Provided data start
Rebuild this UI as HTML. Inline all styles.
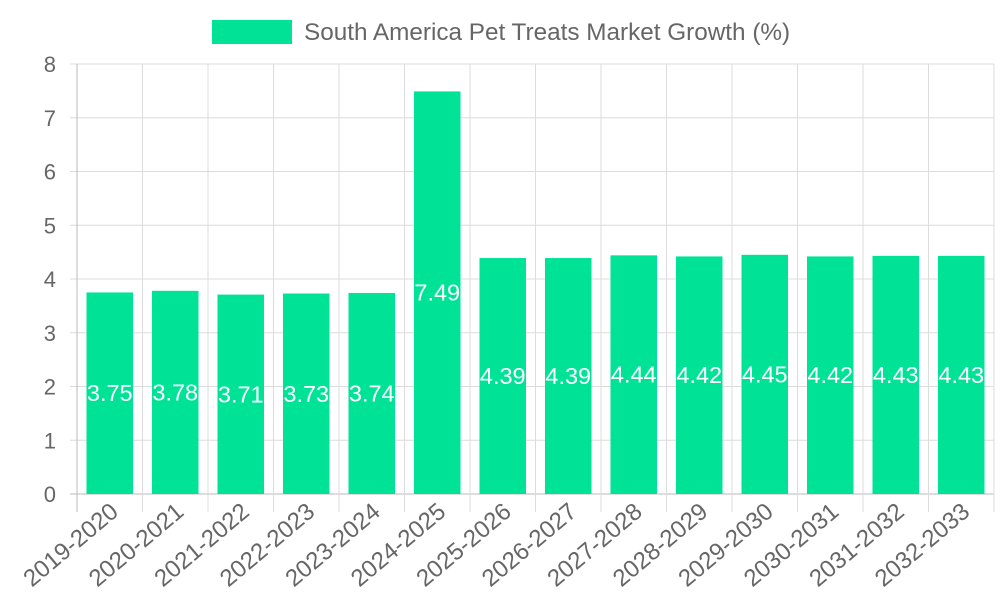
<!DOCTYPE html>
<html><head><meta charset="utf-8"><style>
body{margin:0;background:#fff;}
svg{display:block;font-family:"Liberation Sans",sans-serif;}
</style></head><body>
<svg id="chart" width="1000" height="600">
<g>
<rect x="212" y="20" width="80" height="24" fill="#00e396"></rect>
<text x="304" y="40" font-size="24.3" fill="#666">South America Pet Treats Market Growth (%)</text>
</g>
<g id="grid"></g><g id="bars"></g><g id="axes"></g>
</svg>
<script>
const categories=["2019-2020","2020-2021","2021-2022","2022-2023","2023-2024","2024-2025","2025-2026","2026-2027","2027-2028","2028-2029","2029-2030","2030-2031","2031-2032","2032-2033"];
const values=[3.75,3.78,3.71,3.73,3.74,7.49,4.39,4.39,4.44,4.42,4.45,4.42,4.43,4.43];
const yTicks=[0,1,2,3,4,5,6,7,8];
const NS="http://www.w3.org/2000/svg";
const L=77,R=994,T=64,B=494,yMax=8;
const step=(R-L)/categories.length;
const y=v=>B-(v/yMax)*(B-T);
const x=i=>L+i*step;
function mk(tag,attrs,parent){const e=document.createElementNS(NS,tag);for(const k in attrs)e.setAttribute(k,attrs[k]);parent.appendChild(e);return e;}
const grid=document.getElementById('grid'),bars=document.getElementById('bars'),axes=document.getElementById('axes');
yTicks.forEach(t=>{
 const g=mk('line',{x1:70,x2:R,y1:y(t),y2:y(t),stroke:t===0?'#bbb':'#dcdcdc','stroke-width':1},grid);
 
 
 const lb=mk('text',{x:56,y:y(t)+8,'text-anchor':'end','font-size':22,fill:'#666'},axes);
 lb.textContent=t;
 
 
});
for(let i=0;i<=categories.length;i++){
 const g=mk('line',{x1:x(i),x2:x(i),y1:T,y2:B+18,stroke:i===0?'#bbb':'#dcdcdc','stroke-width':1},grid);
 
 
}
categories.forEach((c,i)=>{
 const bw=step*0.71,cx=x(i)+step/2,v=values[i];
 const r=mk('rect',{x:cx-bw/2,y:y(v),width:bw,height:B-y(v),fill:'#00e396'},bars);
 
 
 const t=mk('text',{x:cx,y:(y(v)+B)/2+8,'text-anchor':'middle','font-size':23.5,fill:'#fff'},bars);
 t.textContent=v.toFixed(2);
 
 
 const lx=cx+10,ly=B+20;
 const xl=mk('text',{x:lx,y:ly,'text-anchor':'end','font-size':24,fill:'#666',transform:`rotate(-40 ${lx} ${ly})`},axes);
 xl.textContent=c;
 
 
});
</script>
</body></html>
Provided data end
**Short problem**
Repeat the data exactly, excluding the pictures.

**Task response**
Rebuild this UI as HTML. Inline all styles.
<!DOCTYPE html>
<html><head><meta charset="utf-8"><style>
body{margin:0;background:#fff;}
svg{display:block;font-family:"Liberation Sans",sans-serif;}
</style></head><body>
<svg id="chart" width="1000" height="600">
<g>
<rect x="212" y="20" width="80" height="24" fill="#00e396"></rect>
<text x="304" y="40" font-size="24.3" fill="#666">South America Pet Treats Market Growth (%)</text>
</g>
<g id="grid"></g><g id="bars"></g><g id="axes"></g>
</svg>
<script>
const categories=["2019-2020","2020-2021","2021-2022","2022-2023","2023-2024","2024-2025","2025-2026","2026-2027","2027-2028","2028-2029","2029-2030","2030-2031","2031-2032","2032-2033"];
const values=[3.75,3.78,3.71,3.73,3.74,7.49,4.39,4.39,4.44,4.42,4.45,4.42,4.43,4.43];
const yTicks=[0,1,2,3,4,5,6,7,8];
const NS="http://www.w3.org/2000/svg";
const L=77,R=994,T=64,B=494,yMax=8;
const step=(R-L)/categories.length;
const y=v=>B-(v/yMax)*(B-T);
const x=i=>L+i*step;
function mk(tag,attrs,parent){const e=document.createElementNS(NS,tag);for(const k in attrs)e.setAttribute(k,attrs[k]);parent.appendChild(e);return e;}
const grid=document.getElementById('grid'),bars=document.getElementById('bars'),axes=document.getElementById('axes');
yTicks.forEach(t=>{
 const g=mk('line',{x1:70,x2:R,y1:y(t),y2:y(t),stroke:t===0?'#bbb':'#dcdcdc','stroke-width':1},grid);
 
 
 const lb=mk('text',{x:56,y:y(t)+8,'text-anchor':'end','font-size':22,fill:'#666'},axes);
 lb.textContent=t;
 
 
});
for(let i=0;i<=categories.length;i++){
 const g=mk('line',{x1:x(i),x2:x(i),y1:T,y2:B+18,stroke:i===0?'#bbb':'#dcdcdc','stroke-width':1},grid);
 
 
}
categories.forEach((c,i)=>{
 const bw=step*0.71,cx=x(i)+step/2,v=values[i];
 const r=mk('rect',{x:cx-bw/2,y:y(v),width:bw,height:B-y(v),fill:'#00e396'},bars);
 
 
 const t=mk('text',{x:cx,y:(y(v)+B)/2+8,'text-anchor':'middle','font-size':23.5,fill:'#fff'},bars);
 t.textContent=v.toFixed(2);
 
 
 const lx=cx+10,ly=B+20;
 const xl=mk('text',{x:lx,y:ly,'text-anchor':'end','font-size':24,fill:'#666',transform:`rotate(-40 ${lx} ${ly})`},axes);
 xl.textContent=c;
 
 
});
</script>
</body></html>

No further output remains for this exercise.